ARIZONA OPERA COMPANY v. AZ OPERA COMPANY

United States District Court, District of Arizona (2006)

Facts

Issue

Holding — Teilborg, J.

Rule

Reasoning

Deep Dive: How the Court Reached Its Decision

Likelihood of Success on the Merits

The court first assessed whether the Plaintiff, Arizona Opera Company, was likely to succeed on the merits of its trademark infringement claim. To establish trademark infringement under the Lanham Act, the Plaintiff needed to demonstrate that its mark was valid, that it was the senior mark, and that the Defendant's mark was likely to cause confusion in the marketplace. The court recognized that the Arizona Opera mark was a descriptive mark, which could only be protected if it had acquired secondary meaning. The Plaintiff had been using its mark for nearly thirty years and had engaged in extensive advertising, which contributed to the public's recognition of the mark as identifying its services. The court concluded that the Plaintiff's mark likely had established secondary meaning due to its long-term use and marketing efforts. Furthermore, the court determined that the Plaintiff's mark was the senior mark, as it was established before the Defendant registered AZ Opera. Finally, the court analyzed various factors indicating the likelihood of confusion, including the similarity of the marks and the proximity of the goods, ultimately concluding that confusion was likely. Overall, the court found a strong likelihood that the Plaintiff would succeed on the merits of its claim.

Possibility of Irreparable Injury

The court next evaluated the possibility of irreparable harm to the Plaintiff if the preliminary injunction were not granted. The court noted that once a likelihood of confusion is established in trademark infringement cases, it is generally presumed that the plaintiff will suffer irreparable harm. In this case, the Defendant's use of the AZ Opera name could lead to the public mistakenly believing that inferior performances were associated with the Plaintiff's well-established brand. Given that the Plaintiff had built a strong reputation and goodwill over the years, any damage to that reputation through association with the Defendant's potentially lower-quality productions would cause significant harm.
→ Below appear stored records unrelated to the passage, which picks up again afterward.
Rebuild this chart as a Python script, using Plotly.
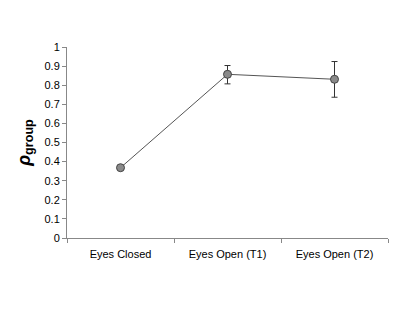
import plotly.graph_objects as go

categories = ["Eyes Closed", "Eyes Open (T1)", "Eyes Open (T2)"]
values = [0.368, 0.857, 0.831]
err_plus = [0.008, 0.046, 0.093]
err_minus = [0.008, 0.05, 0.094]
y_ticks = [0, 0.1, 0.2, 0.3, 0.4, 0.5, 0.6, 0.7, 0.8, 0.9, 1]
y_tick_text = ["0", "0.1", "0.2", "0.3", "0.4", "0.5", "0.6", "0.7", "0.8", "0.9", "1"]

fig = go.Figure()
fig.add_trace(go.Scatter(
    x=categories, y=values, mode="lines+markers",
    line=dict(color="#555555", width=1),
    marker=dict(size=8, color="#8a8a8a", line=dict(color="#444444", width=1)),
    error_y=dict(type="data", array=err_plus, arrayminus=err_minus,
                 color="#333333", thickness=1, width=3),
    showlegend=False,
))

fig.update_layout(
    width=415, height=312,
    margin=dict(l=59, r=35, t=39, b=82),
    paper_bgcolor="white", plot_bgcolor="white",
    font=dict(family="Liberation Sans, Arial, sans-serif", size=11, color="black"),
)
fig.update_xaxes(
    type="category", range=[-0.5, 2.5], showgrid=False, zeroline=False,
    showline=True, linecolor="#888888", linewidth=1,
    ticks="outside", tickson="boundaries", ticklen=4, tickcolor="#888888",
    tickfont=dict(size=11), ticklabelstandoff=6,
)
fig.update_yaxes(
    range=[0, 1], tickvals=y_ticks, ticktext=y_tick_text,
    showgrid=False, zeroline=False,
    showline=True, linecolor="#888888", linewidth=1,
    ticks="outside", ticklen=4, tickcolor="#888888",
    tickfont=dict(size=11),
    title=dict(text="<b><i>ρ</i></b><sub><b>group</b></sub>", font=dict(size=18), standoff=9),
)

fig.write_html("out.html")
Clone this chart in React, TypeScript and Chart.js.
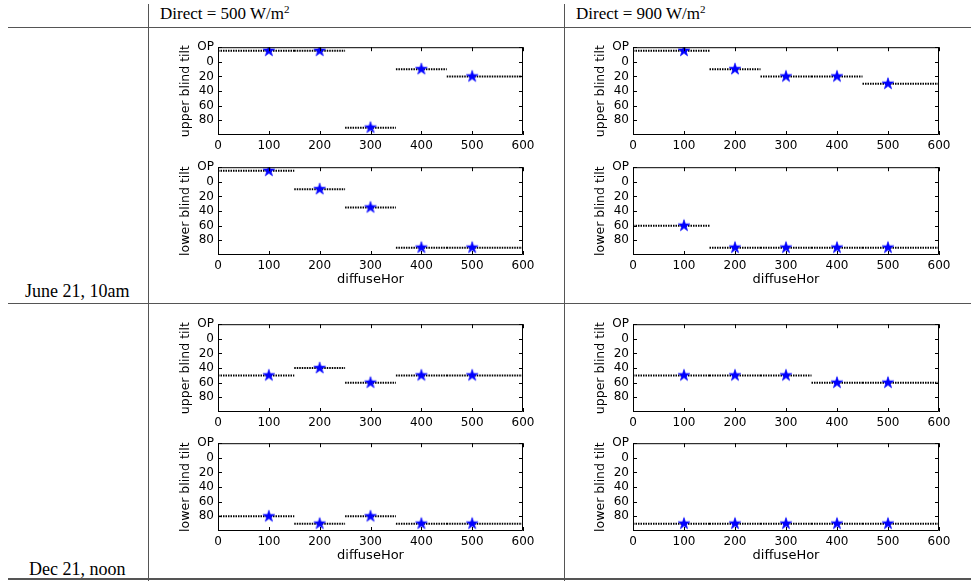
import React, { useEffect, useRef } from 'react';
import { Chart, registerables } from 'chart.js';

Chart.register(...registerables);

// diffuse horizontal irradiance samples and the step edges around them
const diffuseHor = [100, 200, 300, 400, 500];
const stepEdges = [0, 150, 250, 350, 450, 600];

// "OP" = blind pulled up (open); drawn just below the top of the tilt axis
const OP = -15;
const tiltTicks = [-20, 0, 20, 40, 60, 80];
const xTicks = [0, 100, 200, 300, 400, 500, 600];

// optimal blind tilts (degrees) per diffuse level
const juneUpper500 = [OP, OP, 90, 10, 20];
const juneLower500 = [OP, 10, 35, 90, 90];
const juneUpper900 = [OP, 10, 20, 20, 30];
const juneLower900 = [60, 90, 90, 90, 90];
const decUpper500 = [50, 40, 60, 50, 50];
const decLower500 = [80, 90, 80, 90, 90];
const decUpper900 = [50, 50, 50, 60, 60];
const decLower900 = [90, 90, 90, 90, 90];

const columnHeaders = ['500', '900'];
const rowLabels = ['June 21, 10am', 'Dec 21, noon'];

// plot-area placement on the page
const colLeft = [218, 633];
const colWidth = [305, 306];
const rowTop = [46, 166, 323, 442];
const plotHeight = 89;

const PAD_L = 56;
const PAD_T = 10;
const PAD_R = 18;

const panels = [
  { values: juneUpper500, title: 'upper blind tilt', col: 0, row: 0, xTitle: false },
  { values: juneLower500, title: 'lower blind tilt', col: 0, row: 1, xTitle: true },
  { values: juneUpper900, title: 'upper blind tilt', col: 1, row: 0, xTitle: false },
  { values: juneLower900, title: 'lower blind tilt', col: 1, row: 1, xTitle: true },
  { values: decUpper500, title: 'upper blind tilt', col: 0, row: 2, xTitle: false },
  { values: decLower500, title: 'lower blind tilt', col: 0, row: 3, xTitle: true },
  { values: decUpper900, title: 'upper blind tilt', col: 1, row: 2, xTitle: false },
  { values: decLower900, title: 'lower blind tilt', col: 1, row: 3, xTitle: true },
];

function makeStar(): HTMLCanvasElement {
  const size = 16;
  const c = document.createElement('canvas');
  c.width = size;
  c.height = size;
  const g = c.getContext('2d')!;
  const R = 6.2;
  const r = R * 0.382;
  const cx = size / 2;
  const cy = size / 2;
  g.beginPath();
  for (let i = 0; i < 10; i++) {
    const rad = i % 2 === 0 ? R : r;
    const a = -Math.PI / 2 + (i * Math.PI) / 5;
    const px = cx + rad * Math.cos(a);
    const py = cy + rad * Math.sin(a);
    if (i === 0) g.moveTo(px, py);
    else g.lineTo(px, py);
  }
  g.closePath();
  g.fillStyle = '#0000ff';
  g.fill();
  g.strokeStyle = '#0000ff';
  g.lineWidth = 0.6;
  g.stroke();
  return c;
}

// closed box with inward tick marks on all four sides
const framePlugin = {
  id: 'frame',
  afterDatasetsDraw(chart: any) {
    const { ctx, chartArea, scales } = chart;
    const { left, top, right, bottom } = chartArea;
    const tl = 4;
    ctx.save();
    ctx.strokeStyle = '#000';
    ctx.lineWidth = 1;
    ctx.beginPath();
    ctx.rect(left + 0.5, top + 0.5, right - left - 1, bottom - top - 1);
    ctx.stroke();
    ctx.beginPath();
    for (const t of scales.x.ticks) {
      const px = Math.round(scales.x.getPixelForValue(t.value)) + 0.5;
      ctx.moveTo(px, bottom);
      ctx.lineTo(px, bottom - tl);
      ctx.moveTo(px, top);
      ctx.lineTo(px, top + tl);
    }
    for (const t of scales.y.ticks) {
      const py = Math.round(scales.y.getPixelForValue(t.value)) + 0.5;
      ctx.moveTo(left, py);
      ctx.lineTo(left + tl, py);
      ctx.moveTo(right, py);
      ctx.lineTo(right - tl, py);
    }
    ctx.stroke();
    ctx.restore();
  },
};

function TiltPanel(props: { values: number[]; title: string; xTitle: boolean; left: number; top: number; width: number; height: number }) {
  const { values, title, xTitle, left, top, width, height } = props;
  const ref = useRef<HTMLCanvasElement>(null);
  const padB = xTitle ? 40 : 20;
  const cw = PAD_L + width + PAD_R;
  const ch = PAD_T + height + padB;

  useEffect(() => {
    const canvas = ref.current;
    if (!canvas) return;
    const stars = diffuseHor.map((x, i) => ({ x, y: values[i] }));
    const steps: { x: number; y: number | null }[] = [];
    values.forEach((v, i) => {
      steps.push({ x: stepEdges[i], y: v });
      steps.push({ x: stepEdges[i + 1], y: v });
      steps.push({ x: stepEdges[i + 1], y: null });
    });
    const tickFont = { family: '"DejaVu Sans", sans-serif', size: 12 };
    const chart = new Chart(canvas, {
      type: 'scatter',
      data: {
        datasets: [
          {
            data: stars,
            pointStyle: makeStar(),
            pointRadius: 6,
            showLine: false,
            order: 0,
          },
          {
            data: steps as any,
            showLine: true,
            spanGaps: false,
            borderColor: '#000',
            borderWidth: 2,
            borderDash: [1.5, 1],
            pointRadius: 0,
            order: 1,
          },
        ],
      },
      options: {
        animation: false,
        responsive: false,
        devicePixelRatio: 1,
        events: [],
        layout: { padding: { top: PAD_T, right: PAD_R, left: 0, bottom: 0 } },
        plugins: { legend: { display: false }, tooltip: { enabled: false } },
        scales: {
          x: {
            type: 'linear',
            min: 0,
            max: 600,
            grid: { display: false, drawTicks: false },
            border: { display: false },
            afterBuildTicks: (s: any) => {
              s.ticks = xTicks.map((v) => ({ value: v }));
            },
            ticks: { maxRotation: 0, padding: 4, color: '#000', font: tickFont, autoSkip: false },
            title: {
              display: xTitle,
              text: 'diffuseHor',
              color: '#000',
              font: { family: '"DejaVu Sans", sans-serif', size: 13 },
              padding: { top: 0, bottom: 8 },
            },
            afterFit: (s: any) => {
              s.height = padB;
            },
          },
          y: {
            type: 'linear',
            reverse: true,
            min: -20,
            max: 100,
            grid: { display: false, drawTicks: false },
            border: { display: false },
            afterBuildTicks: (s: any) => {
              s.ticks = tiltTicks.map((v) => ({ value: v }));
            },
            ticks: {
              padding: 4,
              color: '#000',
              font: tickFont,
              autoSkip: false,
              callback: (v: any) => (v === -20 ? 'OP' : String(v)),
            },
            title: {
              display: true,
              text: title,
              color: '#000',
              font: { family: '"DejaVu Sans", sans-serif', size: 12.5 },
              padding: { top: 16.5, bottom: 0 },
            },
            afterFit: (s: any) => {
              s.width = PAD_L;
            },
          },
        },
      },
      plugins: [framePlugin],
    } as any);
    return () => chart.destroy();
  }, [values, title, xTitle, width, height, padB]);

  return (
    <canvas
      ref={ref}
      width={cw}
      height={ch}
      style={{ position: 'absolute', left: left - PAD_L, top: top - PAD_T, width: cw, height: ch }}
    />
  );
}

const lineColor = '#555';

export default function App() {
  return (
    <div
      style={{
        position: 'absolute',
        left: 0,
        top: 0,
        width: 971,
        height: 581,
        background: '#fff',
        overflow: 'hidden',
        fontFamily: '"Liberation Serif", "Times New Roman", serif',
        color: '#000',
      }}
    >
      {/* table rules */}
      <div style={{ position: 'absolute', left: 148, top: 4, width: 1, height: 577, background: lineColor }} />
      <div style={{ position: 'absolute', left: 564, top: 4, width: 1, height: 577, background: lineColor }} />
      <div style={{ position: 'absolute', left: 8, top: 27, width: 963, height: 1, background: lineColor }} />
      <div style={{ position: 'absolute', left: 8, top: 303, width: 963, height: 1, background: lineColor }} />
      <div style={{ position: 'absolute', left: 8, top: 578, width: 963, height: 2, background: lineColor }} />

      {columnHeaders.map((d, i) => (
        <div
          key={d}
          style={{ position: 'absolute', left: i === 0 ? 160 : 576, top: 4, fontSize: 17, lineHeight: '20px', whiteSpace: 'nowrap' }}
        >
          Direct = {d} W/m<sup style={{ fontSize: 11, verticalAlign: 6, lineHeight: 0 }}>2</sup>
        </div>
      ))}
      {rowLabels.map((t, i) => (
        <div
          key={t}
          style={{
            position: 'absolute',
            left: i === 0 ? 25 : 29,
            top: i === 0 ? 281 : 559,
            fontSize: 18,
            lineHeight: '20px',
            whiteSpace: 'nowrap',
          }}
        >
          {t}
        </div>
      ))}

      {panels.map((p, i) => (
        <TiltPanel
          key={i}
          values={p.values}
          title={p.title}
          xTitle={p.xTitle}
          left={colLeft[p.col]}
          top={rowTop[p.row]}
          width={colWidth[p.col]}
          height={plotHeight}
        />
      ))}
    </div>
  );
}
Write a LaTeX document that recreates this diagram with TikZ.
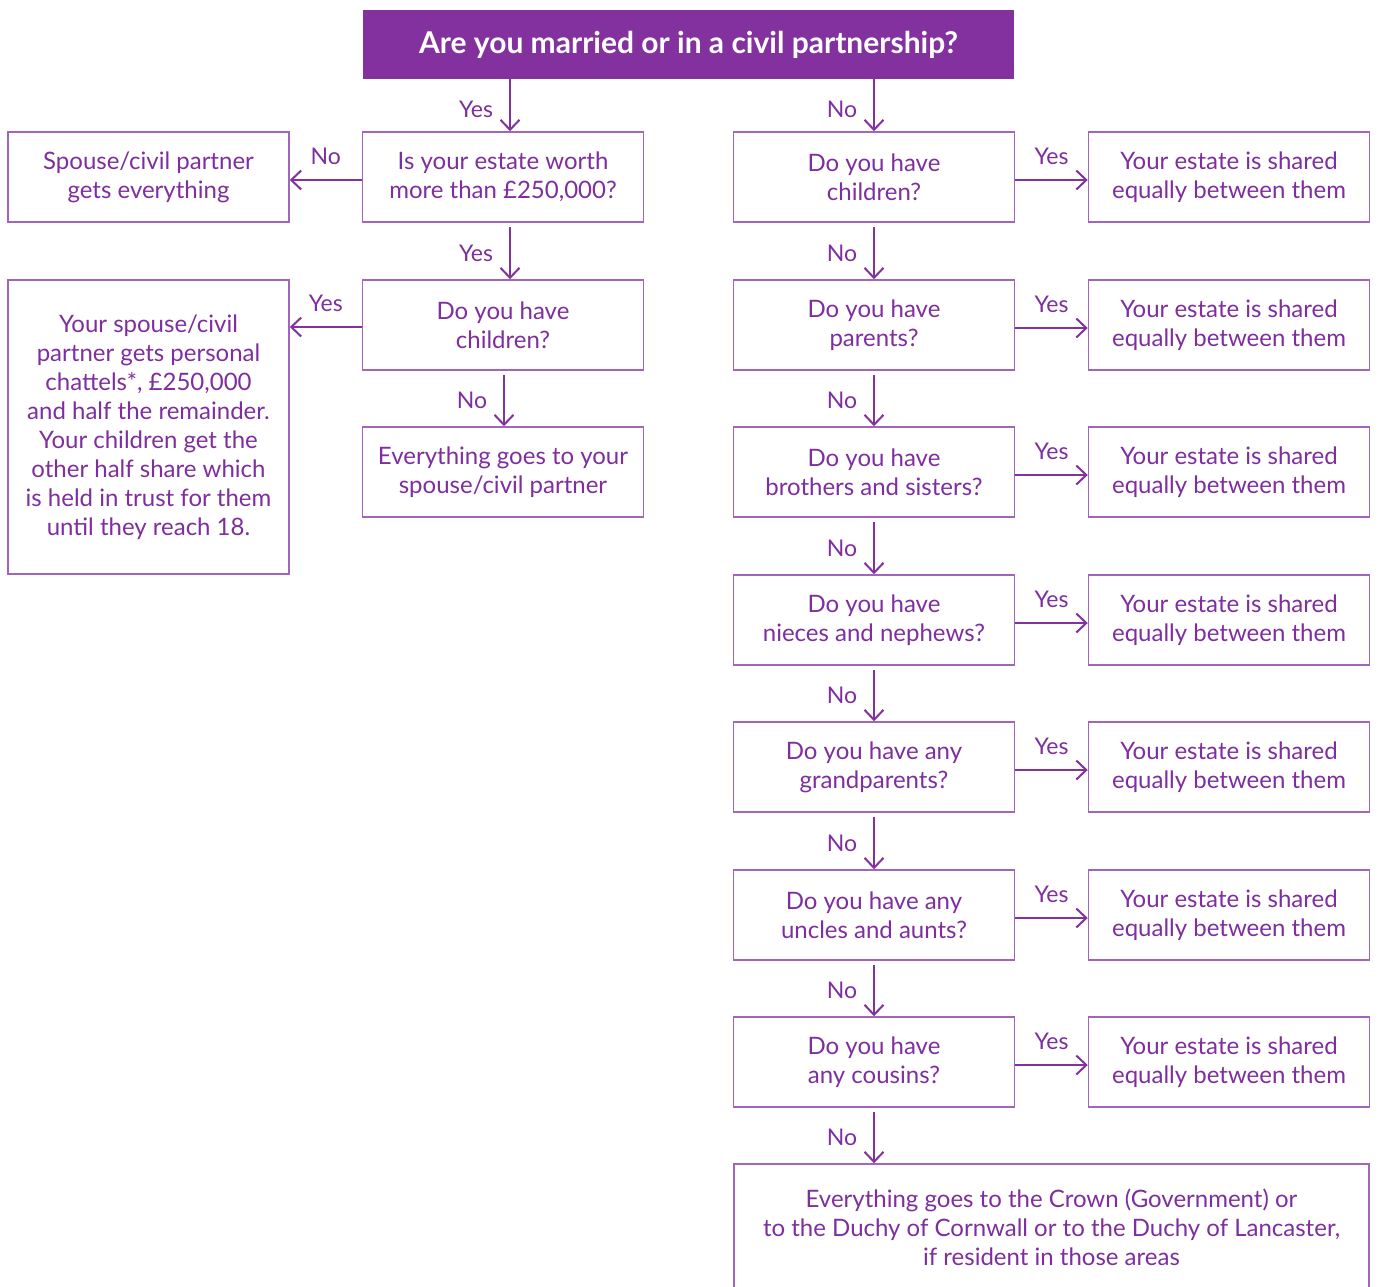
\documentclass[tikz,border=0pt]{standalone}
\usepackage{fontspec}
\setmainfont{Lato}
\usetikzlibrary{arrows.meta}
\definecolor{pfill}{HTML}{8431A0}
\definecolor{ptext}{HTML}{7E2E9E}
\definecolor{pline}{HTML}{A165BC}
\tikzset{
  box/.style={draw=pline, line width=1.5pt, text=ptext, align=center, inner sep=2pt,
    font=\fontsize{24}{29}\selectfont, minimum width=281pt, minimum height=90pt},
  arr/.style={draw=pfill, line width=2pt, -{Straight Barb[length=10pt,width=19pt,line width=2pt]}},
  lbl/.style={text=ptext, font=\fontsize{23}{29}\selectfont, inner sep=0pt},
}
\begin{document}
\begin{tikzpicture}[x=1pt,y=-1pt]
\useasboundingbox (0,0) rectangle (1378,1286);
\begin{scope}
\clip (0,0) rectangle (1378,1286);
% title
\node[fill=pfill, text=white, minimum width=651pt, minimum height=69pt, inner sep=0pt,
  font=\fontsize{30}{34}\selectfont\bfseries] (top) at (688.5,44.5) {Are you married or in a civil partnership?};
% middle column
\node[box] (q1) at (503,177) {Is your estate worth\\more than £250,000?};
\node[box] (q2) at (503,325) {Do you have\\children?};
\node[box] (e1) at (503,472) {Everything goes to your\\spouse/civil partner};
% left column
\node[box] (s1) at (148.5,177) {Spouse/civil partner\\gets everything};
\node[box, minimum height=294pt] (s2) at (148.5,427) {Your spouse/civil\\partner gets personal\\chattels*, £250,000\\and half the remainder.\\Your children get the\\other half share which\\is held in trust for them\\until they reach 18.};
% right column
\node[box] (r1) at (874,177) {Do you have\\children?};
\node[box] (r2) at (874,325) {Do you have\\parents?};
\node[box] (r3) at (874,472) {Do you have\\brothers and sisters?};
\node[box] (r4) at (874,620) {Do you have\\nieces and nephews?};
\node[box] (r5) at (874,767) {Do you have any\\grandparents?};
\node[box] (r6) at (874,915) {Do you have any\\uncles and aunts?};
\node[box] (r7) at (874,1062) {Do you have\\any cousins?};
\node[box, minimum width=635pt, minimum height=126pt] (fin) at (1051.5,1227) {Everything goes to the Crown (Government) or\\to the Duchy of Cornwall or to the Duchy of Lancaster,\\if resident in those areas};
\foreach \i/\y in {1/177,2/325,3/472,4/620,5/767,6/915,7/1062}{
  \node[box] (y\i) at (1229,\y) {Your estate is shared\\equally between them};
}
% coordinates for arrow x positions
\coordinate (ax1) at (510,0);
\coordinate (ax2) at (504,0);
\coordinate (ax3) at (874,0);
% arrows from title
\draw[arr] (ax1 |- top.south) -- node[lbl, midway, xshift=-34pt, yshift=-4pt] {Yes} (ax1 |- q1.north);
\draw[arr] (ax3 |- top.south) -- node[lbl, midway, xshift=-32pt, yshift=-4pt] {No} (ax3 |- r1.north);
% middle column
\draw[arr] ([yshift=-4pt]ax1 |- q1.south) -- node[lbl, midway, xshift=-34pt] {Yes} (ax1 |- q2.north);
\draw[arr] ([yshift=-4pt]ax2 |- q2.south) -- node[lbl, midway, xshift=-32pt] {No} (ax2 |- e1.north);
\draw[arr] ([yshift=-3pt]q1.west) -- node[lbl, midway, yshift=24pt] {No} ([yshift=-3pt]q1.west -| s1.east);
\draw[arr] ([yshift=-2pt]q2.west) -- node[lbl, midway, yshift=24pt] {Yes} ([yshift=-2pt]q2.west -| s2.east);
% right column verticals
\foreach \a/\b in {r1/r2,r2/r3,r3/r4,r4/r5,r5/r6,r6/r7,r7/fin}{
  \draw[arr] ([yshift=-4pt]ax3 |- \a.south) -- node[lbl, midway, xshift=-32pt] {No} (ax3 |- \b.north);
}
\foreach \i in {1,...,7}{
  \draw[arr] ([yshift=-3pt]r\i.east) -- node[lbl, midway, yshift=24pt] {Yes} ([yshift=-3pt]y\i.west);
}
\end{scope}
\end{tikzpicture}
\end{document}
This harm could extend beyond just reputation; it could mislead collaborators and stakeholders who might think they were engaging with Arizona Opera when they were actually dealing with AZ Opera. The court thus found that the Plaintiff would likely suffer irreparable injury if the Defendant were allowed to continue using the AZ Opera name.

Balance of Hardships

The court also considered the balance of hardships between the Plaintiff and the Defendant. It found that the potential harm to the Plaintiff's reputation and goodwill outweighed any inconvenience that the Defendant might face if required to change the name of his opera company. The Defendant had only recently adopted the AZ Opera name and had not yet begun producing operas or establishing a significant presence in the market. Therefore, changing the name would not impose a substantial burden on the Defendant, especially when weighed against the risk of harm to the Plaintiff. The court concluded that granting the injunction would not significantly harm the Defendant but would protect the interests of the Plaintiff, ensuring that its established brand remained intact. This factor thus favored the Plaintiff in the court's analysis.

Public Interest

The court briefly addressed the public interest aspect of the preliminary injunction analysis. It recognized that protecting established trademarks serves the public interest by preventing consumer confusion and promoting fair competition in the marketplace. By allowing the Plaintiff to maintain its trademark rights, the court would help ensure that consumers could identify the source of opera performances accurately. This protection of consumer interests aligns with the broader goals of trademark law, which seeks to prevent deception and confusion among consumers. The court determined that granting the preliminary injunction would not only serve the interests of the Plaintiff but also benefit the public by preserving the integrity of the Arizona Opera brand.

Conclusion

In conclusion, the court found that the Plaintiff had met the necessary criteria for obtaining a preliminary injunction. It demonstrated a strong likelihood of success on the merits of its trademark infringement claim, established the possibility of irreparable harm, and showed that the balance of hardships favored granting the injunction. Additionally, the public interest would be served by preventing consumer confusion and maintaining the integrity of established trademarks. Therefore, the court granted the Plaintiff's motion for a preliminary injunction, enjoining the Defendant from using the AZ Opera name or any similar designations. This decision reinforced the Plaintiff's trademark rights and protected its longstanding reputation in the opera community.